Generic Statements and Puffery
The court found that certain statements made by Danske Bank regarding corporate governance and its commitment to AML compliance were too generic and vague to be actionable. It explained that general declarations about compliance, integrity, or ethical conduct are often considered puffery and are not relied upon by reasonable investors. Such statements are usually broad, aspirational, and not specific enough to influence an investor's decision-making process. The court noted that Danske Bank's statements fell into this category because they lacked specific detail about concrete compliance measures or actions taken. As a result, these statements could not form the basis of a securities fraud claim because they would not significantly alter the total mix of information available to a reasonable investor. The court highlighted that for a statement to be misleading, it must be specific and detailed enough to genuinely impact an investor's evaluation of a company's compliance practices.
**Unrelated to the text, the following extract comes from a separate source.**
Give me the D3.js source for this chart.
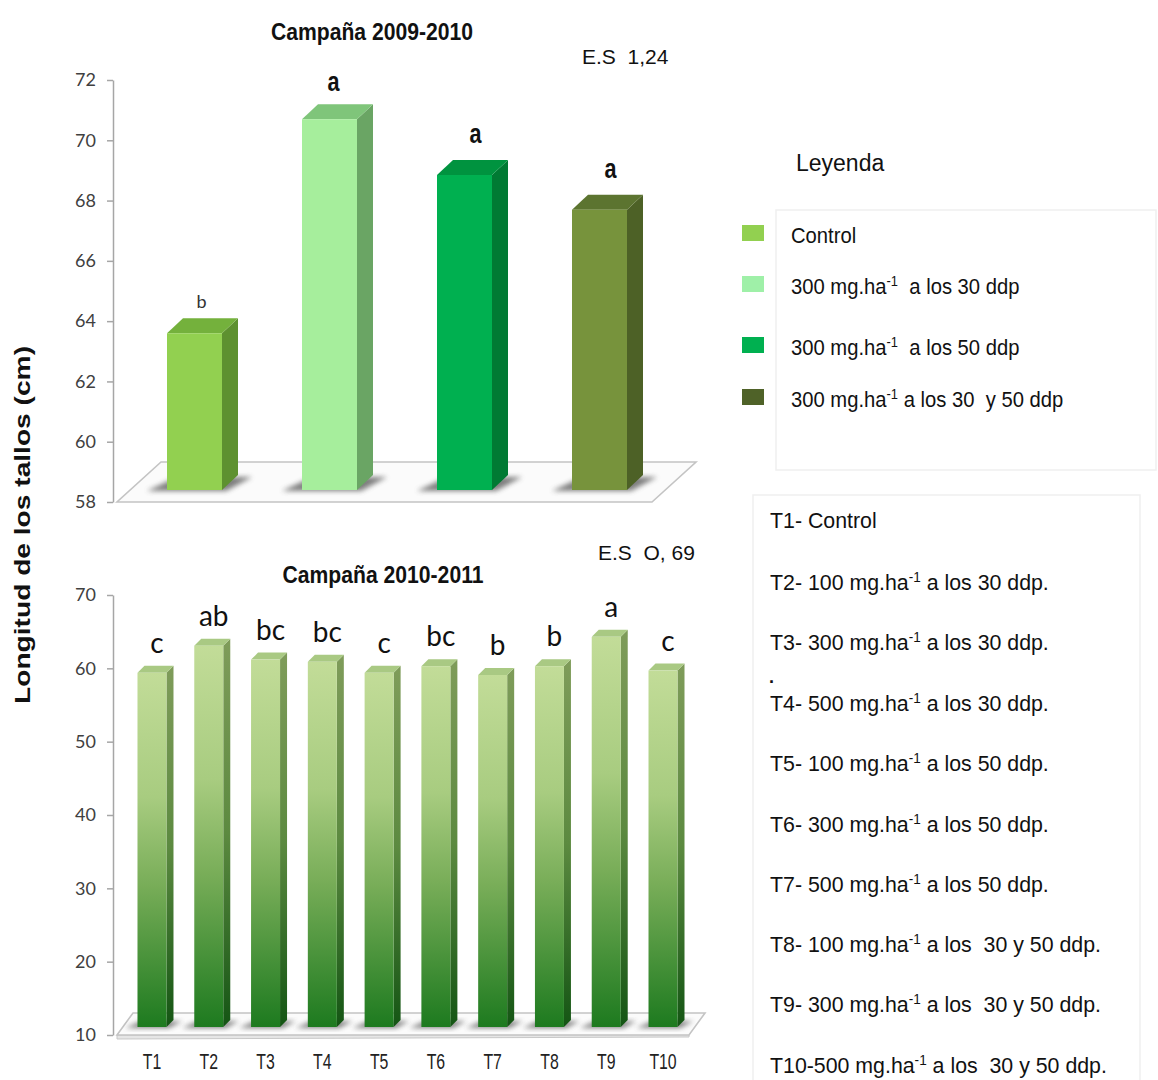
<!DOCTYPE html>
<html>
<head>
<meta charset="utf-8">
<script src="https://cdn.jsdelivr.net/npm/d3@7"></script>
<style>
  html, body { margin: 0; padding: 0; background: #fff; }
  svg text { white-space: pre; }
</style>
</head>
<body>
<div id="chart"></div>
<script>
// ---- Campaña 2009-2010 ----
const cats1 = ["Control", "T30", "T50", "T3050"];
const values1 = [63.2, 70.3, 68.45, 67.3];
const letters1 = ["b", "a", "a", "a"];
const yTicks1 = [58, 60, 62, 64, 66, 68, 70, 72];
const legend1 = [
  ["Control", "", ""],
  ["300 mg.ha", "-1", "  a los 30 ddp"],
  ["300 mg.ha", "-1", "  a los 50 ddp"],
  ["300 mg.ha", "-1", " a los 30  y 50 ddp"]
];

// ---- Campaña 2010-2011 ----
const cats2 = ["T1", "T2", "T3", "T4", "T5", "T6", "T7", "T8", "T9", "T10"];
const values2 = [58.3, 62.0, 60.1, 59.8, 58.3, 59.2, 58.0, 59.2, 63.2, 58.6];
const letters2 = ["c", "ab", "bc", "bc", "c", "bc", "b", "b", "a", "c"];
const yTicks2 = [10, 20, 30, 40, 50, 60, 70];
const legend2 = [
  ["T1- Control", "", ""],
  ["T2- 100 mg.ha", "-1", " a los 30 ddp."],
  ["T3- 300 mg.ha", "-1", " a los 30 ddp."],
  ["T4- 500 mg.ha", "-1", " a los 30 ddp."],
  ["T5- 100 mg.ha", "-1", " a los 50 ddp."],
  ["T6- 300 mg.ha", "-1", " a los 50 ddp."],
  ["T7- 500 mg.ha", "-1", " a los 50 ddp."],
  ["T8- 100 mg.ha", "-1", " a los  30 y 50 ddp."],
  ["T9- 300 mg.ha", "-1", " a los  30 y 50 ddp."],
  ["T10-500 mg.ha", "-1", " a los  30 y 50 ddp."]
];

const W = 1158, H = 1080;
const svg = d3.select("#chart").append("svg")
  .attr("width", W).attr("height", H)
  .style("background", "#fff");

const sans = "'Liberation Sans', Arial, sans-serif";
const calib = "Lato, 'Open Sans', sans-serif";

const defs = svg.append("defs");
defs.append("filter").attr("id", "soft")
  .attr("x", "-50%").attr("y", "-50%").attr("width", "200%").attr("height", "200%")
  .append("feGaussianBlur").attr("stdDeviation", 2.5);

// palette for top chart: front, side, top
const pal1 = [
  { front: "#92d050", side: "#5e9130", top: "#74b13c", key: "#92d050" },
  { front: "#a6ee9c", side: "#6aa564", top: "#7fc57a", key: "#9ff0a8" },
  { front: "#00b050", side: "#007a33", top: "#00933f", key: "#00b050" },
  { front: "#77933c", side: "#4d6126", top: "#5c7430", key: "#4f6228" }
];

// gradients for bottom chart bars
function vGrad(id, stops) {
  const g = defs.append("linearGradient").attr("id", id)
    .attr("x1", 0).attr("y1", 0).attr("x2", 0).attr("y2", 1);
  stops.forEach(s => g.append("stop").attr("offset", s[0]).attr("stop-color", s[1]));
}
vGrad("gFront", [[0, "#c2dc98"], [0.35, "#a8cc80"], [0.6, "#78ad58"], [1, "#1d7a1f"]]);
vGrad("gSide", [[0, "#7f9c5a"], [0.5, "#5c8a40"], [1, "#145514"]]);

// text squeezed horizontally, to get a condensed face
function narrowText(parent, x, y, size, opts) {
  const o = Object.assign({ sx: 0.9, weight: "normal", anchor: "start", fill: "#111", family: sans }, opts || {});
  const g = parent.append("g").attr("transform", `translate(${x},${y}) scale(${o.sx},1)`);
  return g.append("text").attr("text-anchor", o.anchor)
    .style("font-family", o.family).style("font-size", size + "px")
    .style("font-weight", o.weight).attr("fill", o.fill);
}

function bar3d(g, cx, w, yt, yb, dx, dy, fills) {
  const xl = cx - w / 2, xr = cx + w / 2;
  g.append("path")
    .attr("d", `M${xr},${yt}L${xr + dx},${yt - dy}L${xr + dx},${yb - dy}L${xr},${yb}Z`)
    .attr("fill", fills.side);
  g.append("path")
    .attr("d", `M${xl},${yt}L${xl + dx},${yt - dy}L${xr + dx},${yt - dy}L${xr},${yt}Z`)
    .attr("fill", fills.top);
  g.append("rect").attr("x", xl).attr("y", yt).attr("width", w).attr("height", yb - yt)
    .attr("fill", fills.front);
}

// soft shadow cast on the floor around a bar's foot
function shadow(g, cx, w, yb, dx, dy, k) {
  const xl = cx - w / 2, xr = cx + w / 2;
  g.append("path")
    .attr("d", `M${xl - 20 * k},${yb + 1}L${xr + 4 * k},${yb + 1}L${xr + dx + 14 * k},${yb - dy + 2 * k}L${xl + dx - 6 * k},${yb - dy + 2 * k}Z`)
    .attr("fill", "#4a4a4a").attr("opacity", 0.7).attr("filter", "url(#soft)");
}

function floor(g, xl, xr, yFront, dx, dy) {
  g.append("path")
    .attr("d", `M${xl},${yFront}L${xr},${yFront}L${xr + dx},${yFront - dy}L${xl + dx},${yFront - dy}Z`)
    .attr("fill", "#fbfbfb").attr("stroke", "#c4c4c4").attr("stroke-width", 1.6);
}

function yAxis(g, scale, ticks, x) {
  const ax = g.append("g").attr("transform", `translate(${x},0)`)
    .call(d3.axisLeft(scale).tickValues(ticks).tickSize(6).tickSizeOuter(0).tickPadding(11)
      .tickFormat(d3.format("d")));
  ax.select(".domain").attr("stroke", "#a6a6a6").attr("stroke-width", 1.5);
  ax.selectAll(".tick line").attr("stroke", "#a6a6a6").attr("stroke-width", 1.5);
  ax.selectAll(".tick text").attr("fill", "#404040")
    .style("font-family", calib).style("font-size", "18px");
  return ax;
}

// ================= top chart =================
const g1 = svg.append("g");
const y1 = d3.scaleLinear().domain([58, 72]).range([502, 80]);
const x1 = d3.scalePoint().domain(cats1).range([127, 667]).padding(0.5);
const bw1 = 55, dx1 = 16, dy1 = 15, lift1 = 12;

floor(g1, 117, 652, y1(58), 44, 40);
yAxis(g1, y1, yTicks1, 113);

cats1.forEach(c => shadow(g1, x1(c), bw1, y1(58) - lift1, dx1, dy1, 1));
cats1.forEach((c, i) => {
  bar3d(g1, x1(c), bw1, y1(values1[i]) - lift1, y1(58) - lift1, dx1, dy1, pal1[i]);
});

cats1.forEach((c, i) => {
  const yTop = y1(values1[i]) - lift1;
  if (i === 0) {
    narrowText(g1, x1(c) + 7, yTop - 25, 18, { sx: 1, anchor: "middle", family: calib, fill: "#333" }).text(letters1[i]);
  } else {
    narrowText(g1, x1(c) + (i === 1 ? 4 : 11), yTop - (i === 1 ? 28 : 32), 27,
      { sx: 0.8, anchor: "middle", weight: "bold" }).text(letters1[i]);
  }
});

narrowText(svg, 372, 40, 23, { sx: 0.92, anchor: "middle", weight: "bold" }).text("Campaña 2009-2010");
svg.append("text").attr("x", 582).attr("y", 64)
  .style("font-family", sans).style("font-size", "21px")
  .attr("fill", "#111").text("E.S  1,24");

// legend (top)
svg.append("text").attr("x", 796).attr("y", 171)
  .style("font-family", sans).style("font-size", "23px")
  .attr("fill", "#111").text("Leyenda");
svg.append("rect").attr("x", 776).attr("y", 210).attr("width", 380).attr("height", 260)
  .attr("fill", "none").attr("stroke", "#efefef").attr("stroke-width", 1.5);
const legY1 = [233, 284, 345, 397];
legend1.forEach((l, i) => {
  svg.append("rect").attr("x", 742).attr("y", legY1[i] - 8).attr("width", 22).attr("height", 16)
    .attr("fill", pal1[i].key);
  const t = narrowText(svg, 791, legY1[i] + 10, 22, { sx: 0.92 });
  t.append("tspan").text(l[0]);
  if (l[1]) {
    t.append("tspan").attr("dy", -8).style("font-size", "14px").text(l[1]);
    t.append("tspan").attr("dy", 8).text(l[2]);
  }
});

// ================= bottom chart =================
const g2 = svg.append("g");
const y2 = d3.scaleLinear().domain([10, 70]).range([1035, 595]);
const x2 = d3.scalePoint().domain(cats2).range([123.6, 691.4]).padding(0.5);
const bw2 = 29, dx2 = 7, dy2 = 7, lift2 = 8;

// floor slab with a thin front edge
g2.append("path")
  .attr("d", `M117,${y2(10)}L689,${y2(10) - 2}L689,${y2(10) + 2}L117,${y2(10) + 4}Z`)
  .attr("fill", "#e6e6e6").attr("stroke", "#c8c8c8");
floor(g2, 117, 689, y2(10), 16, 22);
yAxis(g2, y2, yTicks2, 113);

cats2.forEach(c => shadow(g2, x2(c), bw2, y2(10) - lift2, dx2, dy2, 0.6));
cats2.forEach((c, i) => {
  bar3d(g2, x2(c), bw2, y2(values2[i]) - lift2, y2(10) - lift2, dx2, dy2,
    { front: "url(#gFront)", side: "url(#gSide)", top: "#a9c983" });
});

g2.selectAll("text.let").data(cats2).join("text")
  .attr("x", d => x2(d) + 5)
  .attr("y", (d, i) => y2(values2[i]) - lift2 - 20)
  .attr("text-anchor", "middle")
  .style("font-family", calib).style("font-size", "28px").attr("fill", "#111")
  .text((d, i) => letters2[i]);

// category axis labels
cats2.forEach(c => {
  narrowText(g2, x2(c), 1069, 22, { sx: 0.72, anchor: "middle", fill: "#222" }).text(c);
});

narrowText(svg, 383, 583, 23, { sx: 0.92, anchor: "middle", weight: "bold" }).text("Campaña 2010-2011");
svg.append("text").attr("x", 598).attr("y", 560)
  .style("font-family", sans).style("font-size", "21px")
  .attr("fill", "#111").text("E.S  O, 69");

// legend (bottom)
svg.append("rect").attr("x", 753).attr("y", 495).attr("width", 387).attr("height", 590)
  .attr("fill", "none").attr("stroke", "#efefef").attr("stroke-width", 1.5);
const legY2 = [520, 582, 642, 703, 763, 824, 884, 944, 1004, 1065];
legend2.forEach((l, i) => {
  const t = narrowText(svg, 770, legY2[i] + 8, 22, { sx: 0.97 });
  t.append("tspan").text(l[0]);
  if (l[1]) {
    t.append("tspan").attr("dy", -8).style("font-size", "14px").text(l[1]);
    t.append("tspan").attr("dy", 8).text(l[2]);
  }
});
svg.append("text").attr("x", 769).attr("y", 683)
  .style("font-family", sans).style("font-size", "18px").style("font-weight", "bold")
  .attr("fill", "#111").text(".");

// shared value axis title
svg.append("text")
  .attr("transform", "translate(30,525) rotate(-90)")
  .attr("text-anchor", "middle")
  .attr("textLength", 358).attr("lengthAdjust", "spacingAndGlyphs")
  .style("font-family", sans).style("font-weight", "bold")
  .style("font-size", "22px").attr("fill", "#111")
  .text("Longitud de los tallos (cm)");
</script>
</body>
</html>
Timing of Alleged Misstatements
The court reasoned that the timing of a misstatement or omission is critical in determining its impact on investors. It emphasized that a securities fraud claim cannot be based on statements made after an investor has already purchased securities. The Funds' last purchase of Danske Bank ADRs occurred in late June 2018, while the statement they alleged was misleading was made in July 2018. Therefore, this post-purchase statement could not have influenced the price of the ADRs or the Funds' decision to buy them. The court followed the principle established in prior cases that plaintiffs cannot rely on statements made after their investment to support a claim of securities fraud. The court held that the Funds' allegations regarding the July 2018 statement were irrelevant to their purchase decision and could not sustain their claim.
Scheme Liability and Specific Allegations
The court addressed the Funds' claim under Rule 10b-5(a) and (c), which concern deceptive conduct separate from misstatements or omissions. It explained that to establish scheme liability, a plaintiff must detail specific deceptive acts that furthered a scheme to defraud investors. The court found that the Funds failed to specify particular acts or conduct by Danske Bank that constituted such a scheme. Instead, the Funds relied on vague assertions and incorporated broad allegations without detailing a coherent fraudulent scheme connected to the purchase or sale of securities. The court noted that conclusory statements about a generalized scheme were insufficient under the heightened pleading standards for fraud. As a result, the court concluded that the Funds' scheme liability claim did not meet the necessary legal standards and could not proceed.